It is, unfortunately, behind a subscriber wall, but John O'Sullivan's recent article about types of revolutions (taking recent unrest in Iran as a starting point) is excellent fodder for Sunday afternoon pondering, while mowing the lawn or whatever you have to do today.
In essence, O'Sullivan follows a speech by Italian President Fancesco Cossiga in the '90s reviewing five revolutions that grouped into liberal (what modern politics would characterize as "conservative") and anti-liberal (leftist, progressive). O'Sullivan writes that "the aesthetics of revolution have been captured by the Left, including the fascist Left, so that we often fail to recognize a revolution carried out on other principles." On the liberal (conservative) side fall England's Glorious Revolution of 1688 and the American Revolution of 1776, expanding liberty and transforming government into a body of representatives.

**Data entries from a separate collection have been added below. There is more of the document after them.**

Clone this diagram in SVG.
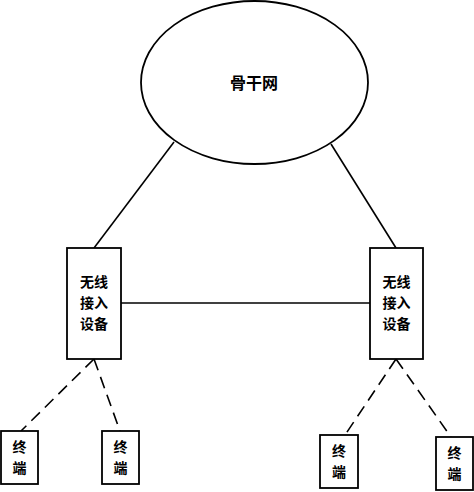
<svg xmlns="http://www.w3.org/2000/svg" width="474" height="492" viewBox="0 0 474 492">
<style>
.shape{fill:#fff;stroke:#000;stroke-width:1.8}
.ln{stroke:#000;stroke-width:1.6;fill:none}
.dash{stroke-dasharray:12 7}
text{font-family:"Noto Sans CJK SC","Noto Sans CJK JP",sans-serif;font-weight:bold;fill:#000;text-anchor:middle}
.big{font-size:16px}
.mid{font-size:14px}
.small{font-size:14px}
</style>
<rect width="474" height="492" fill="#fff"/>
<g id="connectors">
<line class="ln" x1="174" y1="142" x2="94" y2="248"/>
<line class="ln" x1="331" y1="144" x2="396" y2="248"/>
<line class="ln" x1="121" y1="303" x2="370" y2="303"/>
<line class="ln dash" x1="94" y1="359" x2="21" y2="431"/>
<line class="ln dash" x1="94" y1="359" x2="120" y2="431"/>
<line class="ln dash" x1="396" y1="359" x2="345" y2="435"/>
<line class="ln dash" x1="396" y1="359" x2="451" y2="437"/>
</g>
<g id="backbone">
<ellipse class="shape" cx="254.5" cy="82.5" rx="113.5" ry="81.5"/>
<text class="big" x="254" y="89">骨干网</text>
</g>
<g id="ap-left">
<rect class="shape" x="67" y="248" width="54" height="111"/>
<text class="mid" x="94" y="287"><tspan x="94">无线</tspan><tspan x="94" dy="21">接入</tspan><tspan x="94" dy="21">设备</tspan></text>
</g>
<g id="ap-right">
<rect class="shape" x="370" y="248" width="53" height="111"/>
<text class="mid" x="396.5" y="287"><tspan x="396.5">无线</tspan><tspan x="396.5" dy="21">接入</tspan><tspan x="396.5" dy="21">设备</tspan></text>
</g>
<g id="term-1">
<rect class="shape" x="1" y="431" width="37" height="53"/>
<text class="small" x="19.5" y="452"><tspan x="19.5">终</tspan><tspan x="19.5" dy="21">端</tspan></text>
</g>
<g id="term-2">
<rect class="shape" x="102" y="431" width="37" height="53"/>
<text class="small" x="120.5" y="452"><tspan x="120.5">终</tspan><tspan x="120.5" dy="21">端</tspan></text>
</g>
<g id="term-3">
<rect class="shape" x="320" y="435" width="38" height="53"/>
<text class="small" x="339" y="456"><tspan x="339">终</tspan><tspan x="339" dy="21">端</tspan></text>
</g>
<g id="term-4">
<rect class="shape" x="436" y="437" width="37" height="53"/>
<text class="small" x="454.5" y="458"><tspan x="454.5">终</tspan><tspan x="454.5" dy="21">端</tspan></text>
</g>
</svg>
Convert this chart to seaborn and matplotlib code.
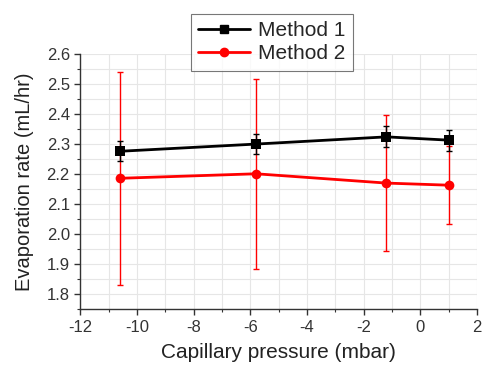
import matplotlib
matplotlib.use("Agg")
import matplotlib.pyplot as plt
import seaborn as sns
import pandas as pd
import numpy as np
from matplotlib.ticker import MultipleLocator, FormatStrFormatter
from matplotlib.lines import Line2D

pressure = [-10.6, -5.8, -1.2, 1.0]
method1 = [2.276, 2.300, 2.324, 2.313]
method1_err = [0.033, 0.034, 0.035, 0.035]
method2 = [2.186, 2.201, 2.170, 2.163]
method2_err = [0.355, 0.316, 0.227, 0.130]
labels = ["Method 1", "Method 2"]

df = pd.DataFrame({
    "p": pressure * 2,
    "rate": method1 + method2,
    "method": [labels[0]] * 4 + [labels[1]] * 4,
})

sns.set_style("ticks")
plt.rcParams["font.family"] = ["Liberation Sans", "DejaVu Sans"]
plt.rcParams["axes.unicode_minus"] = False

fig = plt.figure(figsize=(4.83, 3.65), dpi=100)
ax = fig.add_axes([0.166, 0.153, 0.822, 0.699])

ax.errorbar(pressure, method2, yerr=method2_err, fmt="none", ecolor="red",
            elinewidth=1, capsize=2, capthick=1, zorder=2)
ax.errorbar(pressure, method1, yerr=method1_err, fmt="none", ecolor="black",
            elinewidth=1, capsize=2, capthick=1, zorder=3)

sns.lineplot(data=df, x="p", y="rate", hue="method", style="method",
             hue_order=labels[::-1], style_order=labels[::-1],
             palette={labels[0]: "black", labels[1]: "red"},
             markers={labels[0]: "s", labels[1]: "o"}, dashes=False,
             linewidth=2, markersize=7, markeredgewidth=0, ax=ax, legend=False,
             zorder=4)

ax.set_xlim(-12, 2)
ax.set_ylim(1.75, 2.6)
ax.xaxis.set_major_locator(MultipleLocator(2))
ax.xaxis.set_minor_locator(MultipleLocator(1))
ax.yaxis.set_major_locator(MultipleLocator(0.1))
ax.yaxis.set_minor_locator(MultipleLocator(0.05))
ax.xaxis.set_major_formatter(FormatStrFormatter("%d"))
ax.yaxis.set_major_formatter(FormatStrFormatter("%.1f"))
ax.grid(True, which="both", color="#e6e6e6", linewidth=0.8)
ax.set_axisbelow(True)
for s in ["top", "right"]:
    ax.spines[s].set_visible(False)
for s in ["left", "bottom"]:
    ax.spines[s].set_color("#333333")
    ax.spines[s].set_linewidth(1)
ax.tick_params(which="major", direction="out", length=4, width=1,
               labelsize=12, colors="#333333", labelcolor="#333333")
ax.tick_params(which="minor", direction="out", length=2.5, width=0.8, colors="#333333")

ax.set_xlabel("Capillary pressure (mbar)", fontsize=15, color="#222222", labelpad=6)
ax.set_ylabel("Evaporation rate (mL/hr)", fontsize=14.5, color="#222222", labelpad=9)

handles = [Line2D([], [], color="black", marker="s", lw=2, ms=6),
           Line2D([], [], color="red", marker="o", lw=2, ms=6)]
leg = fig.legend(handles, labels, loc="upper center", bbox_to_anchor=(0.563, 0.962),
                 fontsize=15, frameon=True, fancybox=False, edgecolor="#555555",
                 handlelength=2.5, borderpad=0.35, labelspacing=0.2, handletextpad=0.4,
                 borderaxespad=0)
leg.get_frame().set_linewidth(0.8)

fig.savefig("out.png", dpi=100)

That is emphatically not true of either the French Revolution of 1789 or the Bolshevik Revolution of 1917. As Cossiga pointed out, these revolutions were anti-liberal revolutions hostile to the liberties, both real and procedural, central to 1776 and 1688. That is less clear in the case of 1789, because the early French revolutionaries thought they were introducing into France the same reforms they had admired in England and America. But as several scholars have observed, most recently Portuguese professor Joao Espada in his essay "Edmund Burke and the Anglo-American Tradition of Liberty," very different conceptions of liberty underlay their reforms. Whereas the Anglo-Americans saw liberty as a system of government that allowed people to pursue different ways of life, their Continental imitators saw it as a particular way of life that, if necessary, might have to be imposed on those mistakenly enslaved to tradition, religion, inequality, or whatever. Eradicating tradition, religion, inequality, or anything else to which people are strongly attached, however, requires abolishing their freedom, usually bloodily. Hence the revolution of 1789 became more plainly anti-liberal and more violent as it ground relentlessly on.